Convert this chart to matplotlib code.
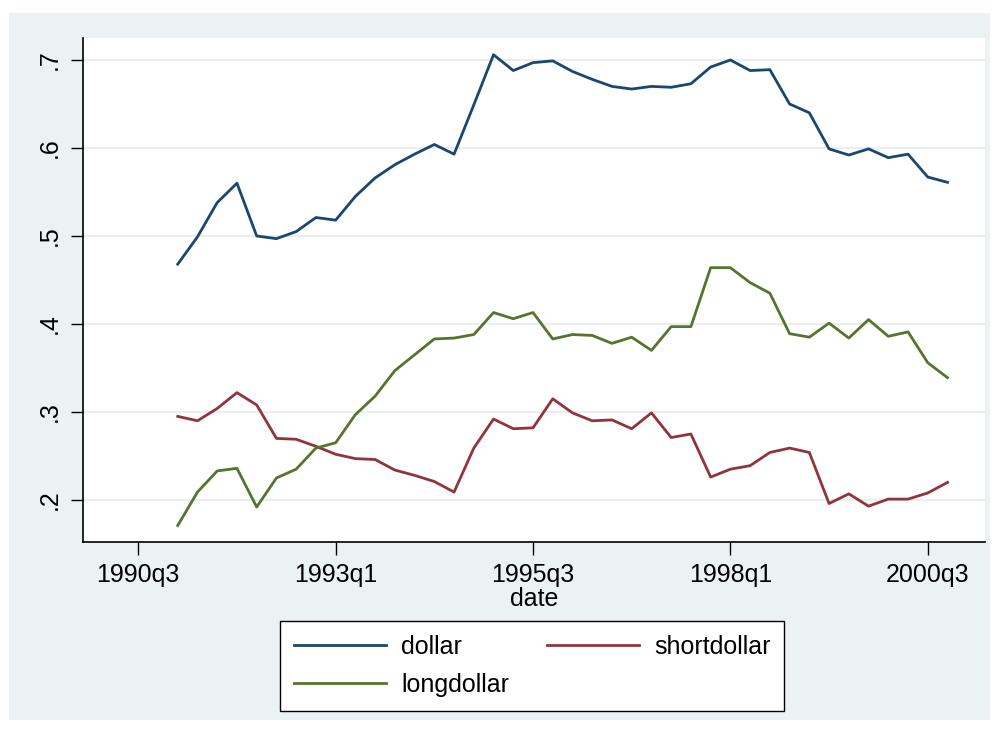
import matplotlib
matplotlib.use('Agg')
import matplotlib.pyplot as plt
from matplotlib.patches import Rectangle
from matplotlib.lines import Line2D
import pandas as pd

# quarterly series, 1991q1 - 2000q4
quarters = pd.period_range('1991Q1', '2000Q4', freq='Q')

dollar = [0.468, 0.499, 0.538, 0.560, 0.500, 0.497, 0.505, 0.521, 0.518, 0.545,
          0.566, 0.581, 0.593, 0.604, 0.593, 0.649, 0.706, 0.688, 0.697, 0.699,
          0.687, 0.678, 0.670, 0.667, 0.670, 0.669, 0.673, 0.692, 0.700, 0.688,
          0.689, 0.650, 0.640, 0.599, 0.592, 0.599, 0.589, 0.593, 0.567, 0.561]

shortdollar = [0.295, 0.290, 0.304, 0.322, 0.308, 0.270, 0.269, 0.261, 0.252, 0.247,
               0.246, 0.234, 0.228, 0.221, 0.209, 0.259, 0.292, 0.281, 0.282, 0.315,
               0.299, 0.290, 0.291, 0.281, 0.299, 0.271, 0.275, 0.226, 0.235, 0.239,
               0.254, 0.259, 0.254, 0.196, 0.207, 0.193, 0.201, 0.201, 0.208, 0.220]

longdollar = [0.171, 0.209, 0.233, 0.236, 0.192, 0.225, 0.235, 0.259, 0.265, 0.297,
              0.318, 0.347, 0.365, 0.383, 0.384, 0.388, 0.413, 0.406, 0.413, 0.383,
              0.388, 0.387, 0.378, 0.385, 0.370, 0.397, 0.397, 0.464, 0.464, 0.447,
              0.435, 0.389, 0.385, 0.401, 0.384, 0.405, 0.386, 0.391, 0.356, 0.339]

xtick_labels = ['1990q3', '1993q1', '1995q3', '1998q1', '2000q3']
ytick_vals = [0.2, 0.3, 0.4, 0.5, 0.6, 0.7]
ytick_labels = ['.2', '.3', '.4', '.5', '.6', '.7']


def tq(year, q):
    # stata style quarterly index (1960q1 = 0)
    return (year - 1960) * 4 + q - 1


x = [tq(p.year, p.quarter) for p in quarters]
xticks = [tq(int(s[:4]), int(s[-1])) for s in xtick_labels]

plt.rcParams['font.family'] = ['Liberation Sans', 'DejaVu Sans']

fig = plt.figure(figsize=(9.97, 7.34), dpi=100)
fig.patches.append(Rectangle((9 / 997, 1 - 720 / 734), 981 / 997, 707 / 734,
                             transform=fig.transFigure, facecolor='#EAF2F3',
                             edgecolor='none', zorder=-1))

ax = fig.add_axes([83 / 997, 1 - 541.7 / 734, 902 / 997, 503.7 / 734])
ax.set_facecolor('white')

l1, = ax.plot(x, dollar, color='#1A476F', lw=2, label='dollar')
l2, = ax.plot(x, shortdollar, color='#90353B', lw=2, label='shortdollar')
l3, = ax.plot(x, longdollar, color='#55752F', lw=2, label='longdollar')

ax.set_xlim(119.2, 164.9)
ax.set_ylim(0.1526, 0.725)

ax.set_xticks(xticks)
ax.set_xticklabels(xtick_labels, fontsize=18)
ax.set_yticks(ytick_vals)
ax.set_yticklabels(ytick_labels, fontsize=18, rotation=90, va='center')
ax.tick_params(length=9, width=1, color='black', pad=6)

for s in ['top', 'right']:
    ax.spines[s].set_visible(False)
for s in ['left', 'bottom']:
    ax.spines[s].set_linewidth(1.2)

ax.grid(axis='y', color='#EAEEEE', linewidth=1.5)
ax.set_axisbelow(True)

ax.set_xlabel('date', fontsize=18, labelpad=0)

# legend: dollar / shortdollar on the first row, longdollar below
blank = Line2D([], [], color='none')
leg = fig.legend([l1, l3, l2, blank], ['dollar', 'longdollar', 'shortdollar', ''],
                 loc='center', bbox_to_anchor=(532 / 997, 1 - 666 / 734),
                 ncol=2, fontsize=18, frameon=True, fancybox=False,
                 framealpha=1, facecolor='white',
                 handlelength=3.7, handletextpad=0.6, columnspacing=1.5,
                 borderpad=0.55, labelspacing=0.55)
leg.get_frame().set_edgecolor('black')
leg.get_frame().set_linewidth(1)

fig.savefig('out.png', dpi=100)
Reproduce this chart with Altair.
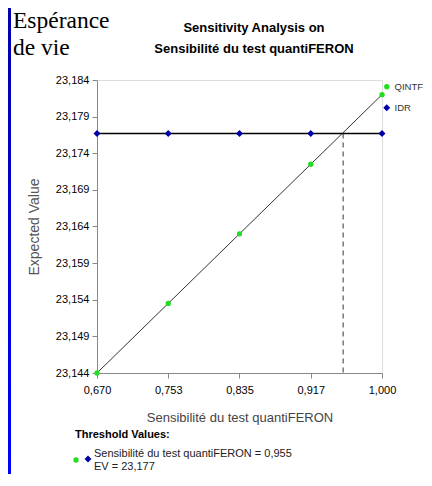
import altair as alt
import pandas as pd

# ---- data ----
series_names = ["QINTF", "IDR"]
series_colors = ["#22dd22", "#0000a8"]
series_shapes = ["circle", "diamond"]
series_sizes = [28, 48]

x_vals = [0.670, 0.7525, 0.835, 0.9175, 1.000]
qintf_vals = [23.144, 23.1535, 23.163, 23.1725, 23.182]
idr_vals = [23.1767, 23.1767, 23.1767, 23.1767, 23.1767]

x_tick_values = [0.670, 0.7525, 0.835, 0.9175, 1.000]
x_tick_labels = ["0,670", "0,753", "0,835", "0,917", "1,000"]
y_tick_values = [23.144, 23.149, 23.154, 23.159, 23.164, 23.169, 23.174, 23.179, 23.184]

threshold_x = [0.955]
threshold_ev = [23.1767]

title_line1 = ["Sensitivity Analysis on"]
title_line2 = ["Sensibilité du test quantiFERON"]
x_title = "Sensibilité du test quantiFERON"
y_title = "Expected Value"
corner_line1 = ["Espérance"]
corner_line2 = ["de vie"]
threshold_header = ["Threshold Values:"]
threshold_line1 = ["Sensibilité du test quantiFERON = 0,955"]
threshold_line2 = ["EV = 23,177"]

FONT = "Liberation Sans"

rows = []
for xv, q, d in zip(x_vals, qintf_vals, idr_vals):
    rows.append({"x": xv, "y": q, "series": "QINTF"})
    rows.append({"x": xv, "y": d, "series": "IDR"})
df = pd.DataFrame(rows)

# x label expression from the tick lists
expr = "'" + x_tick_labels[-1] + "'"
for i in range(len(x_tick_values) - 2, -1, -1):
    mid = (x_tick_values[i] + x_tick_values[i + 1]) / 2
    expr = f"datum.value < {mid} ? '{x_tick_labels[i]}' : ({expr})"

x_scale = alt.Scale(domain=[x_tick_values[0], x_tick_values[-1]], nice=False, zero=False)
y_scale = alt.Scale(domain=[y_tick_values[0], y_tick_values[-1]], nice=False, zero=False)

x_enc = alt.X("x:Q", scale=x_scale, axis=alt.Axis(
    values=x_tick_values, tickCount=len(x_tick_values) + 1, labelExpr=expr,
    title=x_title, grid=False,
    titleFontSize=13, titleFont=FONT, titleFontWeight="normal", titleColor="#444",
    titleBaseline="alphabetic", titleY=48,
    labelFontSize=11, labelPadding=6, labelFlush=False, labelOverlap=False))
y_enc = alt.Y("y:Q", scale=y_scale, axis=alt.Axis(
    values=y_tick_values, tickCount=len(y_tick_values) + 1,
    labelExpr="replace(format(datum.value, '.3f'), '.', ',')",
    title=y_title, grid=False, titleFontSize=14, titleFont=FONT,
    titleFontWeight="normal", titleColor="#555", titleBaseline="alphabetic",
    titleX=-59, titleY=146.5, titleAngle=270,
    labelFontSize=11, labelPadding=3, labelOverlap=False, labelFlush=False))

base = alt.Chart(df)

line_q = base.transform_filter(alt.datum.series == "QINTF").mark_line(
    color="#333333", strokeWidth=1).encode(x=x_enc, y=y_enc)
line_i = base.transform_filter(alt.datum.series == "IDR").mark_line(
    color="#000000", strokeWidth=1.4).encode(x="x:Q", y="y:Q")

color_scale = alt.Scale(domain=series_names, range=series_colors)
shape_scale = alt.Scale(domain=series_names, range=series_shapes)
size_scale = alt.Scale(domain=series_names, range=series_sizes)

points = base.mark_point(filled=True, opacity=1, strokeWidth=0).encode(
    x="x:Q", y="y:Q",
    color=alt.Color("series:N", scale=color_scale, title=None, sort=series_names,
                    legend=alt.Legend(orient="none", legendX=285, legendY=2,
                                      labelFont=FONT, labelFontSize=9.5,
                                      labelColor="#333", rowPadding=10,
                                      padding=0, labelOffset=3)),
    shape=alt.Shape("series:N", scale=shape_scale, title=None, sort=series_names),
    size=alt.Size("series:N", scale=size_scale, title=None, sort=series_names),
)

thr_df = pd.DataFrame({"x": threshold_x, "y": threshold_ev, "y2": [y_tick_values[0]]})
rule = alt.Chart(thr_df).mark_rule(color="#333", strokeWidth=1, strokeDash=[5, 4]).encode(
    x="x:Q", y="y:Q", y2="y2:Q")

one = pd.DataFrame({"k": [0]})
bar = alt.Chart(one).mark_rect(
    fill=alt.Gradient(gradient="linear",
                      stops=[alt.GradientStop(color="#0000b0", offset=0),
                             alt.GradientStop(color="#0000ff", offset=1)],
                      x1=0, x2=0, y1=0, y2=1)).encode(
    x=alt.value(-89), x2=alt.value(-86), y=alt.value(-72), y2=alt.value(394))


def text_layer(values, x, y, **kw):
    props = dict(font=FONT, fontSize=11, align="left", baseline="alphabetic", color="#000")
    props.update(kw)
    return alt.Chart(pd.DataFrame({"t": values})).mark_text(**props).encode(
        text="t:N", x=alt.value(x), y=alt.value(y))


corner1 = text_layer(corner_line1, -84, -52, font="Liberation Serif", fontSize=23.5)
corner2 = text_layer(corner_line2, -84, -25, font="Liberation Serif", fontSize=23.5)
title1 = text_layer(title_line1, 157, -48, fontSize=13, fontWeight="bold", align="center")
title2 = text_layer(title_line2, 157, -27, fontSize=13, fontWeight="bold", align="center")
thr_head = text_layer(threshold_header, -22, 358, fontWeight="bold")
thr_t1 = text_layer(threshold_line1, -3, 377, color="#222")
thr_t2 = text_layer(threshold_line2, -3, 390, color="#222")

sym_green = alt.Chart(one).mark_point(
    filled=True, opacity=1, strokeWidth=0, shape=series_shapes[0],
    color=series_colors[0], size=series_sizes[0]).encode(
    x=alt.value(-21), y=alt.value(380))
sym_blue = alt.Chart(one).mark_point(
    filled=True, opacity=1, strokeWidth=0, shape=series_shapes[1],
    color=series_colors[1], size=series_sizes[1]).encode(
    x=alt.value(-9), y=alt.value(379))

chart = alt.layer(
    bar, corner1, corner2, title1, title2, line_q, line_i, rule, points,
    thr_head, thr_t1, thr_t2, sym_green, sym_blue
).properties(
    width=285, height=293,
    autosize=alt.AutoSizeParams(type="none"),
    padding={"left": 89, "top": 72, "right": 42, "bottom": 101},
).configure_view(stroke="#808080", strokeWidth=1.5).configure_axis(
    labelFont=FONT, labelColor="#444", tickColor="#808080", domainColor="#808080",
    domainWidth=1.5, tickSize=5, tickWidth=1.2,
).configure(background="white")

chart.save("out.html", embed_options={"renderer": "svg", "actions": False})
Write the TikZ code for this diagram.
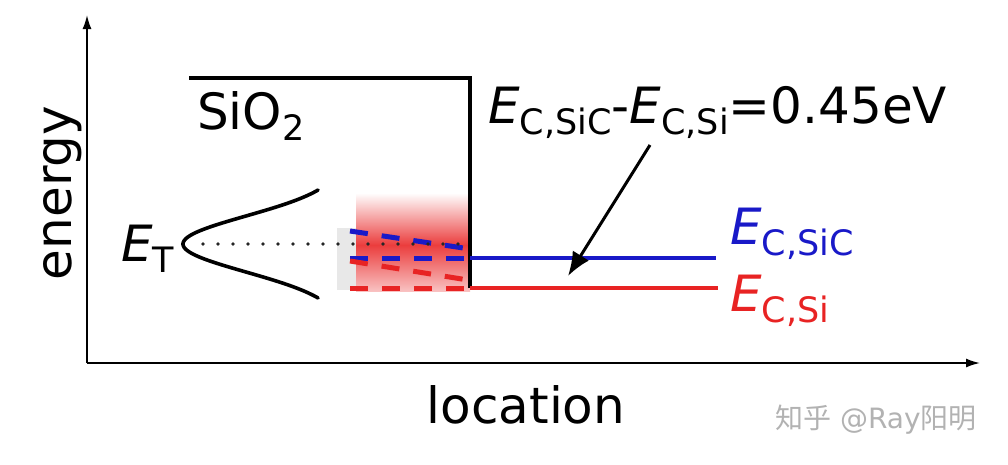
\documentclass[tikz,border=0pt]{standalone}
\usepackage{fontspec}
\setmainfont{DejaVu Sans}
\newfontfamily\cjk{Noto Sans CJK SC}
\usetikzlibrary{arrows.meta}
\definecolor{myblue}{RGB}{25,25,200}
\definecolor{myred}{RGB}{232,35,35}
\newcommand{\bigtxt}{\fontsize{50}{52}\selectfont}
\newcommand{\lowsub}[1]{\raisebox{-0.22em}{\fontsize{35}{37}\selectfont #1}}
\tikzset{
  axis/.style={line width=1.6pt,-{Latex[length=14pt,width=9pt]}},
  band/.style={line width=3.2pt},
  dashline/.style={line width=5pt,dash pattern=on 18pt off 14pt},
  lbl/.style={inner sep=0pt,font=\bigtxt},
}
\begin{document}
\begin{tikzpicture}[x=1pt,y=-1pt]
\useasboundingbox (0,0) rectangle (1008,464);
% coordinates
\coordinate (O) at (87,363);
\coordinate (Ytop) at (87,15);
\coordinate (Xend) at (980,363);
\coordinate (oxL) at (189,78);
\coordinate (oxR) at (470,78);
\coordinate (oxB) at (470,288);
\coordinate (bS) at (470,258);
\coordinate (bE) at (716,258);
\coordinate (rS) at (470,288);
\coordinate (rE) at (718,288);
% shading
\fill[gray!18] (337,228) rectangle (356,290);
\shade[top color=white,bottom color=myred!88] (356,193) rectangle (470,245);
\shade[top color=myred!88,bottom color=myred!28] (356,245) rectangle (470,291);
% axes
\draw[axis] (O) -- (Ytop);
\draw[axis] (O) -- (Xend);
% oxide
\draw[line width=4pt,black] (oxL) -- (oxR) -- (oxB);
% bands
\draw[band,myblue] (bS) -- (bE);
\draw[band,myred] (rS) -- (rE);
% dashed levels
\coordinate (db1s) at (350,231); \coordinate (db1e) at (470,249);
\coordinate (db2s) at (350,258); \coordinate (db2e) at (470,258);
\coordinate (dr1s) at (350,261); \coordinate (dr1e) at (468,280);
\coordinate (dr2s) at (350,288); \coordinate (dr2e) at (470,288);
\draw[dashline,myblue] (db1s) -- (db1e);
\draw[dashline,myblue] (db2s) -- (db2e);
\draw[dashline,myred] (dr1s) -- (dr1e);
\draw[dashline,myred] (dr2s) -- (dr2e);
% dotted line
\coordinate (tip) at (183,244);
\coordinate (dotS) at (203,244);
\coordinate (dotE) at (470,244);
\draw[line width=3.6pt,dash pattern=on 0pt off 15pt,line cap=round,black!85] (dotS) -- (dotE);
% gaussian
\draw[line width=3.6pt,line cap=round] plot[domain=-54:54,samples=90,smooth] ({183+160*(1-exp(-(\x*\x)/(2*28*28)))},{244+\x});
% labels
\node[lbl,anchor=base west] (sio2) at (197,129) {SiO\lowsub{2}};
\node[lbl,anchor=base west] (et) at (121,261) {\textit{E}\lowsub{T}};
\node[lbl,anchor=base west] (top) at (488,123) {\textit{E}\lowsub{C,SiC}-\textit{E}\lowsub{C,Si}=0.45eV};
\node[lbl,anchor=base west,text=myblue] (ecsic) at (730,244) {\textit{E}\lowsub{C,SiC}};
\node[lbl,anchor=base west,text=myred] (ecsi) at (730,311) {\textit{E}\lowsub{C,Si}};
\node[lbl,anchor=base] (loc) at (526,423) {location};
\node[lbl,anchor=base,rotate=90] (en) at (71,193) {energy};
\node[inner sep=0pt,anchor=base west,text=black!30,font=\fontsize{28}{30}\selectfont] (wm) at (775,428) {{\cjk 知乎} @Ray{\cjk 阳明}};
% arrow
\coordinate (aS) at (650,145);
\coordinate (aE) at (568,276);
\draw[line width=3pt,-{Latex[length=24pt,width=19pt]}] (aS) -- (aE);
\end{tikzpicture}
\end{document}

• _Task directions_
Your task is to reproduce only the lines from the one with "Reproduce this chart with Altair." through the one with "idr_vals = [23.1767, 23.1767, 23.1767, 23.1767, 23.1767]", keeping both ends. Skip every picture.

• _Solved problem_
Reproduce this chart with Altair.
import altair as alt
import pandas as pd

# ---- data ----
series_names = ["QINTF", "IDR"]
series_colors = ["#22dd22", "#0000a8"]
series_shapes = ["circle", "diamond"]
series_sizes = [28, 48]

x_vals = [0.670, 0.7525, 0.835, 0.9175, 1.000]
qintf_vals = [23.144, 23.1535, 23.163, 23.1725, 23.182]
idr_vals = [23.1767, 23.1767, 23.1767, 23.1767, 23.1767]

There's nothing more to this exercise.